» Aim
Repeat all the material exactly; pictures stay out of your copy.

» Provided data
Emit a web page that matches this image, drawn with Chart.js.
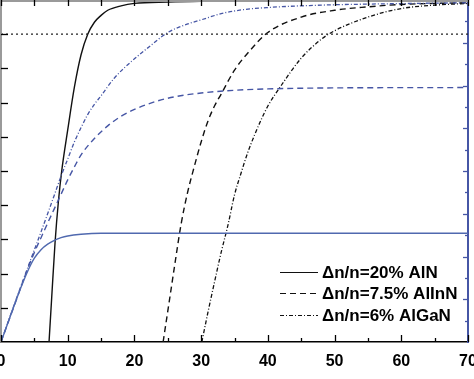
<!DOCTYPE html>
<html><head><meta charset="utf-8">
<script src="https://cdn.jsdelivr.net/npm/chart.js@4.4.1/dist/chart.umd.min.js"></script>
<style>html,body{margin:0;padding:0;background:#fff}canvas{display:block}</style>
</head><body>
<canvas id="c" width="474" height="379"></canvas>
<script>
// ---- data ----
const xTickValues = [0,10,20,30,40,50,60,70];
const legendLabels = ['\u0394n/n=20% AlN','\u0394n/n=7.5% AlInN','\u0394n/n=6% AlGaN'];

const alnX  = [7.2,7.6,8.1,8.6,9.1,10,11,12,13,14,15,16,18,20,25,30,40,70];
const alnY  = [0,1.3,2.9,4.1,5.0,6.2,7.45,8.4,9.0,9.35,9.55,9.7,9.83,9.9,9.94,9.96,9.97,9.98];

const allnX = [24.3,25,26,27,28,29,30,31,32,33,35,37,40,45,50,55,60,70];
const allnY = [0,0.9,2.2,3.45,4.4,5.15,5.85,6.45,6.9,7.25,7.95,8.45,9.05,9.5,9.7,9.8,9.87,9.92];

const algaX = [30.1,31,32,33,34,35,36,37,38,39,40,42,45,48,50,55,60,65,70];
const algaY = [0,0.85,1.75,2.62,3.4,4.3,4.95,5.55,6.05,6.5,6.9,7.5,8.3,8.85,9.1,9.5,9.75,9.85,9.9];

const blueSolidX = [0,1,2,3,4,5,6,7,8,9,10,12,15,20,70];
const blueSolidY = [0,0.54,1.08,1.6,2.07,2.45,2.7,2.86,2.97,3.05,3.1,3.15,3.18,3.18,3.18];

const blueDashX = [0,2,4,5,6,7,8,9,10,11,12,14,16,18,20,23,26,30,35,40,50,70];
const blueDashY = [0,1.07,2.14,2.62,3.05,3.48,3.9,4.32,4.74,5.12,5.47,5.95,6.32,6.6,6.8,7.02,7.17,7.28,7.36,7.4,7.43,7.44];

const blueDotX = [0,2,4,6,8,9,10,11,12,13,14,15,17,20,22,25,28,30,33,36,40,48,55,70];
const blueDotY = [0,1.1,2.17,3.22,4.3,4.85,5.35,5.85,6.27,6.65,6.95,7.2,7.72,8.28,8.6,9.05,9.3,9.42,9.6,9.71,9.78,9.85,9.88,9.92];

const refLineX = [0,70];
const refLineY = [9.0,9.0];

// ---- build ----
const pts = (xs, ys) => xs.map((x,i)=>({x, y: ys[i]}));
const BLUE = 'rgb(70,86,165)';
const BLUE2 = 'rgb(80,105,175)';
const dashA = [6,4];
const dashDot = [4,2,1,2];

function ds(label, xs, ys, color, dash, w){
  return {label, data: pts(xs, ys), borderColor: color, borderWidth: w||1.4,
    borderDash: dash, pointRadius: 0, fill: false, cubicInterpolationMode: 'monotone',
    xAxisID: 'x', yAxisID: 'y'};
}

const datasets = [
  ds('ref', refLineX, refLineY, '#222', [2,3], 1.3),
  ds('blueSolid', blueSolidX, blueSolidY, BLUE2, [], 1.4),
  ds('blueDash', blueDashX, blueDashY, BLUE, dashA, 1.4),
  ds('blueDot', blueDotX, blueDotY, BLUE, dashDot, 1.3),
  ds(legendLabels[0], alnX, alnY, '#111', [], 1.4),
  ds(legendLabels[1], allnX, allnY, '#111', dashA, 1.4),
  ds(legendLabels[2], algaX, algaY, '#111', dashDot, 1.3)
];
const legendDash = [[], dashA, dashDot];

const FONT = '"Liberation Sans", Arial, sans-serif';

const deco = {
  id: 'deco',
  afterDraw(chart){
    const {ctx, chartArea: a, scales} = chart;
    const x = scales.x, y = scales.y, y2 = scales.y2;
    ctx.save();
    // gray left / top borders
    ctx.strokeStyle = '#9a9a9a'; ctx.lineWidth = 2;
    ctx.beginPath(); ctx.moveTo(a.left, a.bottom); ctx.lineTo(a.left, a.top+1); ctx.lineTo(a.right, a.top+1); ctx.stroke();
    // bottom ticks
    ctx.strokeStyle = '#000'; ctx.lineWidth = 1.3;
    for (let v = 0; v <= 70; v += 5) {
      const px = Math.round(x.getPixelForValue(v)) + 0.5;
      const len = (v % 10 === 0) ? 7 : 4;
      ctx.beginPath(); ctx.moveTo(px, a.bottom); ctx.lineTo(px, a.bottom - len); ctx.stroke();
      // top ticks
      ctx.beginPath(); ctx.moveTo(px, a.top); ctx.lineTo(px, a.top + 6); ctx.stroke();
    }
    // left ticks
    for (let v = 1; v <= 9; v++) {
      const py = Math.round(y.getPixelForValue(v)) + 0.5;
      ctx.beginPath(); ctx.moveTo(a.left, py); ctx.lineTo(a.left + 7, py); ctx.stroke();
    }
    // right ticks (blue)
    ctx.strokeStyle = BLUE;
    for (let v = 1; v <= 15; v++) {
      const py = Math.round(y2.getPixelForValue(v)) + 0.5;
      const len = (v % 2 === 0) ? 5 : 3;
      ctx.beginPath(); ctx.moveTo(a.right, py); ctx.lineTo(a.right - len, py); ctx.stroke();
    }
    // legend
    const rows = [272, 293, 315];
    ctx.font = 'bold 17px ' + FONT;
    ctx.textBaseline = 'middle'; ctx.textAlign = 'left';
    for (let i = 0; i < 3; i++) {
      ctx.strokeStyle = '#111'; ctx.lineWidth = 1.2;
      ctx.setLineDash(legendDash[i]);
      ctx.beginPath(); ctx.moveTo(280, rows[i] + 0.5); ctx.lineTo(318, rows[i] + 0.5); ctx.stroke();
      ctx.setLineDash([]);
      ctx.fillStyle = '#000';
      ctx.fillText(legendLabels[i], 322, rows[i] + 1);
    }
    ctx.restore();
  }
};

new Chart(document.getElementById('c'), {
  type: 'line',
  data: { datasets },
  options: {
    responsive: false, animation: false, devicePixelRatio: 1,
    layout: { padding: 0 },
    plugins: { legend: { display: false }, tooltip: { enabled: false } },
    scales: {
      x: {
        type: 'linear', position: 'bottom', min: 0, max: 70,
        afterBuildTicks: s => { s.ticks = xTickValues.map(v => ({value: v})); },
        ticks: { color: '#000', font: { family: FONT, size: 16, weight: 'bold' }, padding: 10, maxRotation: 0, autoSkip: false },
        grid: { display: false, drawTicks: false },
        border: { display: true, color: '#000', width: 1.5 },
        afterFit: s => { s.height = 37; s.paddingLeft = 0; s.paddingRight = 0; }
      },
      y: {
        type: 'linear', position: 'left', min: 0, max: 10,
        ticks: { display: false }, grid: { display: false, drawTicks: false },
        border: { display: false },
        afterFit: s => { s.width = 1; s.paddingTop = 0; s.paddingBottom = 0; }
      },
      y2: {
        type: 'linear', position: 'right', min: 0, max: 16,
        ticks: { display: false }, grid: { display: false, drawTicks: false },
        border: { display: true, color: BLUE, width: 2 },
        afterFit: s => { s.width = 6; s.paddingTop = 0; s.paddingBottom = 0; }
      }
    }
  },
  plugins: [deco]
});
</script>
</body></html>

» Finished task
Emit a web page that matches this image, drawn with Chart.js.
<!DOCTYPE html>
<html><head><meta charset="utf-8">
<script src="https://cdn.jsdelivr.net/npm/chart.js@4.4.1/dist/chart.umd.min.js"></script>
<style>html,body{margin:0;padding:0;background:#fff}canvas{display:block}</style>
</head><body>
<canvas id="c" width="474" height="379"></canvas>
<script>
// ---- data ----
const xTickValues = [0,10,20,30,40,50,60,70];
const legendLabels = ['\u0394n/n=20% AlN','\u0394n/n=7.5% AlInN','\u0394n/n=6% AlGaN'];

const alnX  = [7.2,7.6,8.1,8.6,9.1,10,11,12,13,14,15,16,18,20,25,30,40,70];
const alnY  = [0,1.3,2.9,4.1,5.0,6.2,7.45,8.4,9.0,9.35,9.55,9.7,9.83,9.9,9.94,9.96,9.97,9.98];

const allnX = [24.3,25,26,27,28,29,30,31,32,33,35,37,40,45,50,55,60,70];
const allnY = [0,0.9,2.2,3.45,4.4,5.15,5.85,6.45,6.9,7.25,7.95,8.45,9.05,9.5,9.7,9.8,9.87,9.92];

const algaX = [30.1,31,32,33,34,35,36,37,38,39,40,42,45,48,50,55,60,65,70];
const algaY = [0,0.85,1.75,2.62,3.4,4.3,4.95,5.55,6.05,6.5,6.9,7.5,8.3,8.85,9.1,9.5,9.75,9.85,9.9];

const blueSolidX = [0,1,2,3,4,5,6,7,8,9,10,12,15,20,70];
const blueSolidY = [0,0.54,1.08,1.6,2.07,2.45,2.7,2.86,2.97,3.05,3.1,3.15,3.18,3.18,3.18];

const blueDashX = [0,2,4,5,6,7,8,9,10,11,12,14,16,18,20,23,26,30,35,40,50,70];
const blueDashY = [0,1.07,2.14,2.62,3.05,3.48,3.9,4.32,4.74,5.12,5.47,5.95,6.32,6.6,6.8,7.02,7.17,7.28,7.36,7.4,7.43,7.44];

const blueDotX = [0,2,4,6,8,9,10,11,12,13,14,15,17,20,22,25,28,30,33,36,40,48,55,70];
const blueDotY = [0,1.1,2.17,3.22,4.3,4.85,5.35,5.85,6.27,6.65,6.95,7.2,7.72,8.28,8.6,9.05,9.3,9.42,9.6,9.71,9.78,9.85,9.88,9.92];

const refLineX = [0,70];
const refLineY = [9.0,9.0];

// ---- build ----
const pts = (xs, ys) => xs.map((x,i)=>({x, y: ys[i]}));
const BLUE = 'rgb(70,86,165)';
const BLUE2 = 'rgb(80,105,175)';
const dashA = [6,4];
const dashDot = [4,2,1,2];

function ds(label, xs, ys, color, dash, w){
  return {label, data: pts(xs, ys), borderColor: color, borderWidth: w||1.4,
    borderDash: dash, pointRadius: 0, fill: false, cubicInterpolationMode: 'monotone',
    xAxisID: 'x', yAxisID: 'y'};
}

const datasets = [
  ds('ref', refLineX, refLineY, '#222', [2,3], 1.3),
  ds('blueSolid', blueSolidX, blueSolidY, BLUE2, [], 1.4),
  ds('blueDash', blueDashX, blueDashY, BLUE, dashA, 1.4),
  ds('blueDot', blueDotX, blueDotY, BLUE, dashDot, 1.3),
  ds(legendLabels[0], alnX, alnY, '#111', [], 1.4),
  ds(legendLabels[1], allnX, allnY, '#111', dashA, 1.4),
  ds(legendLabels[2], algaX, algaY, '#111', dashDot, 1.3)
];
const legendDash = [[], dashA, dashDot];

const FONT = '"Liberation Sans", Arial, sans-serif';

const deco = {
  id: 'deco',
  afterDraw(chart){
    const {ctx, chartArea: a, scales} = chart;
    const x = scales.x, y = scales.y, y2 = scales.y2;
    ctx.save();
    // gray left / top borders
    ctx.strokeStyle = '#9a9a9a'; ctx.lineWidth = 2;
    ctx.beginPath(); ctx.moveTo(a.left, a.bottom); ctx.lineTo(a.left, a.top+1); ctx.lineTo(a.right, a.top+1); ctx.stroke();
    // bottom ticks
    ctx.strokeStyle = '#000'; ctx.lineWidth = 1.3;
    for (let v = 0; v <= 70; v += 5) {
      const px = Math.round(x.getPixelForValue(v)) + 0.5;
      const len = (v % 10 === 0) ? 7 : 4;
      ctx.beginPath(); ctx.moveTo(px, a.bottom); ctx.lineTo(px, a.bottom - len); ctx.stroke();
      // top ticks
      ctx.beginPath(); ctx.moveTo(px, a.top); ctx.lineTo(px, a.top + 6); ctx.stroke();
    }
    // left ticks
    for (let v = 1; v <= 9; v++) {
      const py = Math.round(y.getPixelForValue(v)) + 0.5;
      ctx.beginPath(); ctx.moveTo(a.left, py); ctx.lineTo(a.left + 7, py); ctx.stroke();
    }
    // right ticks (blue)
    ctx.strokeStyle = BLUE;
    for (let v = 1; v <= 15; v++) {
      const py = Math.round(y2.getPixelForValue(v)) + 0.5;
      const len = (v % 2 === 0) ? 5 : 3;
      ctx.beginPath(); ctx.moveTo(a.right, py); ctx.lineTo(a.right - len, py); ctx.stroke();
    }
    // legend
    const rows = [272, 293, 315];
    ctx.font = 'bold 17px ' + FONT;
    ctx.textBaseline = 'middle'; ctx.textAlign = 'left';
    for (let i = 0; i < 3; i++) {
      ctx.strokeStyle = '#111'; ctx.lineWidth = 1.2;
      ctx.setLineDash(legendDash[i]);
      ctx.beginPath(); ctx.moveTo(280, rows[i] + 0.5); ctx.lineTo(318, rows[i] + 0.5); ctx.stroke();
      ctx.setLineDash([]);
      ctx.fillStyle = '#000';
      ctx.fillText(legendLabels[i], 322, rows[i] + 1);
    }
    ctx.restore();
  }
};

new Chart(document.getElementById('c'), {
  type: 'line',
  data: { datasets },
  options: {
    responsive: false, animation: false, devicePixelRatio: 1,
    layout: { padding: 0 },
    plugins: { legend: { display: false }, tooltip: { enabled: false } },
    scales: {
      x: {
        type: 'linear', position: 'bottom', min: 0, max: 70,
        afterBuildTicks: s => { s.ticks = xTickValues.map(v => ({value: v})); },
        ticks: { color: '#000', font: { family: FONT, size: 16, weight: 'bold' }, padding: 10, maxRotation: 0, autoSkip: false },
        grid: { display: false, drawTicks: false },
        border: { display: true, color: '#000', width: 1.5 },
        afterFit: s => { s.height = 37; s.paddingLeft = 0; s.paddingRight = 0; }
      },
      y: {
        type: 'linear', position: 'left', min: 0, max: 10,
        ticks: { display: false }, grid: { display: false, drawTicks: false },
        border: { display: false },
        afterFit: s => { s.width = 1; s.paddingTop = 0; s.paddingBottom = 0; }
      },
      y2: {
        type: 'linear', position: 'right', min: 0, max: 16,
        ticks: { display: false }, grid: { display: false, drawTicks: false },
        border: { display: true, color: BLUE, width: 2 },
        afterFit: s => { s.width = 6; s.paddingTop = 0; s.paddingBottom = 0; }
      }
    }
  },
  plugins: [deco]
});
</script>
</body></html>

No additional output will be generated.